● Problem:
Reproduce every entry below precisely. Pictures are excluded from the copy.

— Begin Data for this exercise —

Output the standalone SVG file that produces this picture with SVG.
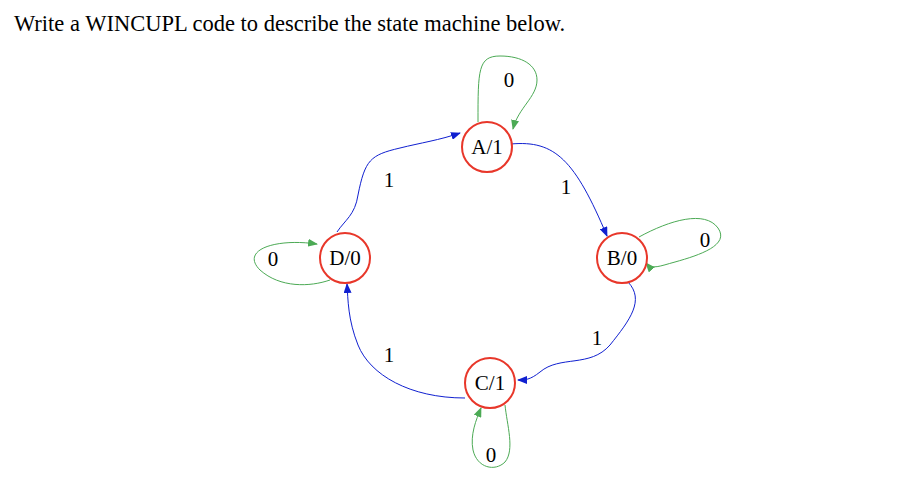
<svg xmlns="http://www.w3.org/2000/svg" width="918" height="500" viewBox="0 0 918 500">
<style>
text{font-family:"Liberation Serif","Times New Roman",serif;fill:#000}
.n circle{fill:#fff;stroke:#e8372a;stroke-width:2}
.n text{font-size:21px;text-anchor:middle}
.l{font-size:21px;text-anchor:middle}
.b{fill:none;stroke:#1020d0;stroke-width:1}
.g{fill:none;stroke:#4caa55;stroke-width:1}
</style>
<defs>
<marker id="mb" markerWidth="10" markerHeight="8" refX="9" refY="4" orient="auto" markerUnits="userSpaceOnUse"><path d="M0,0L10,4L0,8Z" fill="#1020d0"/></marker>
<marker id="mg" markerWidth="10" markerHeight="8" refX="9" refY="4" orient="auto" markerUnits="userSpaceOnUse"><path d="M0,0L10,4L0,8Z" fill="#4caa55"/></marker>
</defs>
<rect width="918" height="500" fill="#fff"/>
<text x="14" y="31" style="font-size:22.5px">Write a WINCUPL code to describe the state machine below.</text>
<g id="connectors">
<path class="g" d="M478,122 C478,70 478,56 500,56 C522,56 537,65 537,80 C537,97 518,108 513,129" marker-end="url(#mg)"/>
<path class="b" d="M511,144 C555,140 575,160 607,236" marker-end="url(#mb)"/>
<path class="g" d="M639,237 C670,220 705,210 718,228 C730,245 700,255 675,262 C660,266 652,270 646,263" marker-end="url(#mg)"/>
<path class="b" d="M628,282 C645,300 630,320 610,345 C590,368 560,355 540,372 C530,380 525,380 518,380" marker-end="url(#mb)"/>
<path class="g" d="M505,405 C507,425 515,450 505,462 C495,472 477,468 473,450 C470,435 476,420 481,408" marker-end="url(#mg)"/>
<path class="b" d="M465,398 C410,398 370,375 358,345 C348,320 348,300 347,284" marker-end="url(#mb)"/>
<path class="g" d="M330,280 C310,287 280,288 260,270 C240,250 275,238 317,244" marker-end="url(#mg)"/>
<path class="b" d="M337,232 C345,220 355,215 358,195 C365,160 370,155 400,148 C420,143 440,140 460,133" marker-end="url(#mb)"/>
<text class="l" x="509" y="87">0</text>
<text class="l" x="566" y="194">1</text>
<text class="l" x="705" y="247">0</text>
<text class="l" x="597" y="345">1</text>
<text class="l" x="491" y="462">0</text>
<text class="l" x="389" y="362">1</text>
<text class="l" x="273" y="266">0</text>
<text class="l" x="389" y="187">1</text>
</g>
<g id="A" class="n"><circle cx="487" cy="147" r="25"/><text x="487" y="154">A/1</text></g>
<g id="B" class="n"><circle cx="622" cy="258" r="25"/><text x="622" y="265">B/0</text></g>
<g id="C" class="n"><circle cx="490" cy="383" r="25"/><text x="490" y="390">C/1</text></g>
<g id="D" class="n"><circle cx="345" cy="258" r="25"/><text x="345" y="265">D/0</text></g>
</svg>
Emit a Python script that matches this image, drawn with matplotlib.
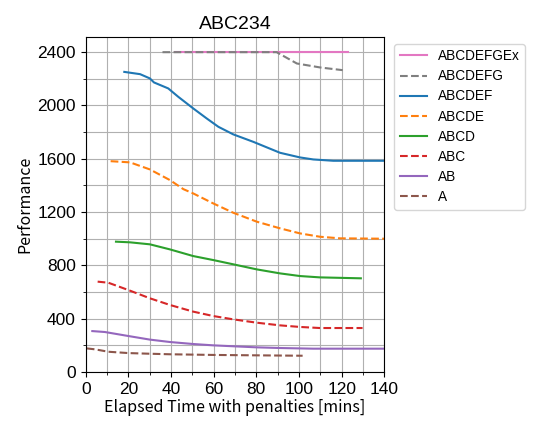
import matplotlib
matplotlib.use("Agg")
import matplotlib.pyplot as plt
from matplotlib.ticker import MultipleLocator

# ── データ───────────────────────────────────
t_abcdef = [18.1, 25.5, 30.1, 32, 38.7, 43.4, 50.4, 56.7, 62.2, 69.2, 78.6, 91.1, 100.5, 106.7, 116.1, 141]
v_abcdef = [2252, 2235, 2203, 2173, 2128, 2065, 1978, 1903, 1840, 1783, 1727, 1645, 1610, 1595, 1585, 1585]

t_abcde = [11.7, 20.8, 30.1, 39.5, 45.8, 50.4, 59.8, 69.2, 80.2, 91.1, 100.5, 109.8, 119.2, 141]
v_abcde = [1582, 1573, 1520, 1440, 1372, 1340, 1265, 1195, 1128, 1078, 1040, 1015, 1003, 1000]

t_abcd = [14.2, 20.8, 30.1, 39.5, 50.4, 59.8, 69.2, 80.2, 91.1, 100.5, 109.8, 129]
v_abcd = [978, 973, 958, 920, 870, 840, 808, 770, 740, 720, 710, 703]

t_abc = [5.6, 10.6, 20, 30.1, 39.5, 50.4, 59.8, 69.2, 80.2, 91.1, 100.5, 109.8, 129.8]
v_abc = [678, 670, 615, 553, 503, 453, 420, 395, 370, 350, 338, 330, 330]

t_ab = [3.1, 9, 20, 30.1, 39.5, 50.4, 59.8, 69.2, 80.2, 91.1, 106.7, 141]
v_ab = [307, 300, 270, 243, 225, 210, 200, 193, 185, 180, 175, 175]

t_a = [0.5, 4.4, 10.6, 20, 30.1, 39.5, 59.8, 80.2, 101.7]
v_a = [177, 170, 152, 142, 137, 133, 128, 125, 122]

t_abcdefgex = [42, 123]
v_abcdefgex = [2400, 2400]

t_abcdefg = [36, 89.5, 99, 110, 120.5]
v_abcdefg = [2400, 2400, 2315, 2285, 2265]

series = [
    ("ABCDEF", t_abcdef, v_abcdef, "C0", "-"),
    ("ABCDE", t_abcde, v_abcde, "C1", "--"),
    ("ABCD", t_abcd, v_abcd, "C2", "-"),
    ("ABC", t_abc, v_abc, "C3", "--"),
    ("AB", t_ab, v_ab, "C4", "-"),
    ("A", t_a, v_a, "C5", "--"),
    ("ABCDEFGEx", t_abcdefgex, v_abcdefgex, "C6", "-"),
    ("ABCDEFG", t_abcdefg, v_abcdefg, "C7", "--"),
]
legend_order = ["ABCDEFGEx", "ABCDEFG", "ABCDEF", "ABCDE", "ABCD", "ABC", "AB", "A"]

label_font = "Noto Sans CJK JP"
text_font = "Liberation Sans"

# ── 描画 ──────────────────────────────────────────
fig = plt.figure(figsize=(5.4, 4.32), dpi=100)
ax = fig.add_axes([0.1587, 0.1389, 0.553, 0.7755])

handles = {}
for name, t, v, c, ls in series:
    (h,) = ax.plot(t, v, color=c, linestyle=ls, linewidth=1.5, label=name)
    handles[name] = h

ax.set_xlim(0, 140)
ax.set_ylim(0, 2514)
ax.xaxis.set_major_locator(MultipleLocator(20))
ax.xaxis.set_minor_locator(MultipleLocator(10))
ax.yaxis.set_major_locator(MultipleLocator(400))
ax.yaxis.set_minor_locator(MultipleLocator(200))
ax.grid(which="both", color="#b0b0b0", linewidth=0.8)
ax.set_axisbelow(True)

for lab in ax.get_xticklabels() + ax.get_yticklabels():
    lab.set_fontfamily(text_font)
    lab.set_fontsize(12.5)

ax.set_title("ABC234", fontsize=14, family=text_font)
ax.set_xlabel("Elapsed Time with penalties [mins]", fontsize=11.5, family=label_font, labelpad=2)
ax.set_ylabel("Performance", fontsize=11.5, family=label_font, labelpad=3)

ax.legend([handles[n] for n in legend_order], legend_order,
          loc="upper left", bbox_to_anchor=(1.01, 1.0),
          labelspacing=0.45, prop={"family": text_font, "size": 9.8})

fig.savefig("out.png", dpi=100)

— End Data for this exercise —

● Full solution:
Output the standalone SVG file that produces this picture with SVG.
<svg xmlns="http://www.w3.org/2000/svg" width="918" height="500" viewBox="0 0 918 500">
<style>
text{font-family:"Liberation Serif","Times New Roman",serif;fill:#000}
.n circle{fill:#fff;stroke:#e8372a;stroke-width:2}
.n text{font-size:21px;text-anchor:middle}
.l{font-size:21px;text-anchor:middle}
.b{fill:none;stroke:#1020d0;stroke-width:1}
.g{fill:none;stroke:#4caa55;stroke-width:1}
</style>
<defs>
<marker id="mb" markerWidth="10" markerHeight="8" refX="9" refY="4" orient="auto" markerUnits="userSpaceOnUse"><path d="M0,0L10,4L0,8Z" fill="#1020d0"/></marker>
<marker id="mg" markerWidth="10" markerHeight="8" refX="9" refY="4" orient="auto" markerUnits="userSpaceOnUse"><path d="M0,0L10,4L0,8Z" fill="#4caa55"/></marker>
</defs>
<rect width="918" height="500" fill="#fff"/>
<text x="14" y="31" style="font-size:22.5px">Write a WINCUPL code to describe the state machine below.</text>
<g id="connectors">
<path class="g" d="M478,122 C478,70 478,56 500,56 C522,56 537,65 537,80 C537,97 518,108 513,129" marker-end="url(#mg)"/>
<path class="b" d="M511,144 C555,140 575,160 607,236" marker-end="url(#mb)"/>
<path class="g" d="M639,237 C670,220 705,210 718,228 C730,245 700,255 675,262 C660,266 652,270 646,263" marker-end="url(#mg)"/>
<path class="b" d="M628,282 C645,300 630,320 610,345 C590,368 560,355 540,372 C530,380 525,380 518,380" marker-end="url(#mb)"/>
<path class="g" d="M505,405 C507,425 515,450 505,462 C495,472 477,468 473,450 C470,435 476,420 481,408" marker-end="url(#mg)"/>
<path class="b" d="M465,398 C410,398 370,375 358,345 C348,320 348,300 347,284" marker-end="url(#mb)"/>
<path class="g" d="M330,280 C310,287 280,288 260,270 C240,250 275,238 317,244" marker-end="url(#mg)"/>
<path class="b" d="M337,232 C345,220 355,215 358,195 C365,160 370,155 400,148 C420,143 440,140 460,133" marker-end="url(#mb)"/>
<text class="l" x="509" y="87">0</text>
<text class="l" x="566" y="194">1</text>
<text class="l" x="705" y="247">0</text>
<text class="l" x="597" y="345">1</text>
<text class="l" x="491" y="462">0</text>
<text class="l" x="389" y="362">1</text>
<text class="l" x="273" y="266">0</text>
<text class="l" x="389" y="187">1</text>
</g>
<g id="A" class="n"><circle cx="487" cy="147" r="25"/><text x="487" y="154">A/1</text></g>
<g id="B" class="n"><circle cx="622" cy="258" r="25"/><text x="622" y="265">B/0</text></g>
<g id="C" class="n"><circle cx="490" cy="383" r="25"/><text x="490" y="390">C/1</text></g>
<g id="D" class="n"><circle cx="345" cy="258" r="25"/><text x="345" y="265">D/0</text></g>
</svg>
Emit a Python script that matches this image, drawn with matplotlib.
import matplotlib
matplotlib.use("Agg")
import matplotlib.pyplot as plt
from matplotlib.ticker import MultipleLocator

# ── データ───────────────────────────────────
t_abcdef = [18.1, 25.5, 30.1, 32, 38.7, 43.4, 50.4, 56.7, 62.2, 69.2, 78.6, 91.1, 100.5, 106.7, 116.1, 141]
v_abcdef = [2252, 2235, 2203, 2173, 2128, 2065, 1978, 1903, 1840, 1783, 1727, 1645, 1610, 1595, 1585, 1585]

t_abcde = [11.7, 20.8, 30.1, 39.5, 45.8, 50.4, 59.8, 69.2, 80.2, 91.1, 100.5, 109.8, 119.2, 141]
v_abcde = [1582, 1573, 1520, 1440, 1372, 1340, 1265, 1195, 1128, 1078, 1040, 1015, 1003, 1000]

t_abcd = [14.2, 20.8, 30.1, 39.5, 50.4, 59.8, 69.2, 80.2, 91.1, 100.5, 109.8, 129]
v_abcd = [978, 973, 958, 920, 870, 840, 808, 770, 740, 720, 710, 703]

t_abc = [5.6, 10.6, 20, 30.1, 39.5, 50.4, 59.8, 69.2, 80.2, 91.1, 100.5, 109.8, 129.8]
v_abc = [678, 670, 615, 553, 503, 453, 420, 395, 370, 350, 338, 330, 330]

t_ab = [3.1, 9, 20, 30.1, 39.5, 50.4, 59.8, 69.2, 80.2, 91.1, 106.7, 141]
v_ab = [307, 300, 270, 243, 225, 210, 200, 193, 185, 180, 175, 175]

t_a = [0.5, 4.4, 10.6, 20, 30.1, 39.5, 59.8, 80.2, 101.7]
v_a = [177, 170, 152, 142, 137, 133, 128, 125, 122]

t_abcdefgex = [42, 123]
v_abcdefgex = [2400, 2400]

t_abcdefg = [36, 89.5, 99, 110, 120.5]
v_abcdefg = [2400, 2400, 2315, 2285, 2265]

series = [
    ("ABCDEF", t_abcdef, v_abcdef, "C0", "-"),
    ("ABCDE", t_abcde, v_abcde, "C1", "--"),
    ("ABCD", t_abcd, v_abcd, "C2", "-"),
    ("ABC", t_abc, v_abc, "C3", "--"),
    ("AB", t_ab, v_ab, "C4", "-"),
    ("A", t_a, v_a, "C5", "--"),
    ("ABCDEFGEx", t_abcdefgex, v_abcdefgex, "C6", "-"),
    ("ABCDEFG", t_abcdefg, v_abcdefg, "C7", "--"),
]
legend_order = ["ABCDEFGEx", "ABCDEFG", "ABCDEF", "ABCDE", "ABCD", "ABC", "AB", "A"]

label_font = "Noto Sans CJK JP"
text_font = "Liberation Sans"

# ── 描画 ──────────────────────────────────────────
fig = plt.figure(figsize=(5.4, 4.32), dpi=100)
ax = fig.add_axes([0.1587, 0.1389, 0.553, 0.7755])

handles = {}
for name, t, v, c, ls in series:
    (h,) = ax.plot(t, v, color=c, linestyle=ls, linewidth=1.5, label=name)
    handles[name] = h

ax.set_xlim(0, 140)
ax.set_ylim(0, 2514)
ax.xaxis.set_major_locator(MultipleLocator(20))
ax.xaxis.set_minor_locator(MultipleLocator(10))
ax.yaxis.set_major_locator(MultipleLocator(400))
ax.yaxis.set_minor_locator(MultipleLocator(200))
ax.grid(which="both", color="#b0b0b0", linewidth=0.8)
ax.set_axisbelow(True)

for lab in ax.get_xticklabels() + ax.get_yticklabels():
    lab.set_fontfamily(text_font)
    lab.set_fontsize(12.5)

ax.set_title("ABC234", fontsize=14, family=text_font)
ax.set_xlabel("Elapsed Time with penalties [mins]", fontsize=11.5, family=label_font, labelpad=2)
ax.set_ylabel("Performance", fontsize=11.5, family=label_font, labelpad=3)

ax.legend([handles[n] for n in legend_order], legend_order,
          loc="upper left", bbox_to_anchor=(1.01, 1.0),
          labelspacing=0.45, prop={"family": text_font, "size": 9.8})

fig.savefig("out.png", dpi=100)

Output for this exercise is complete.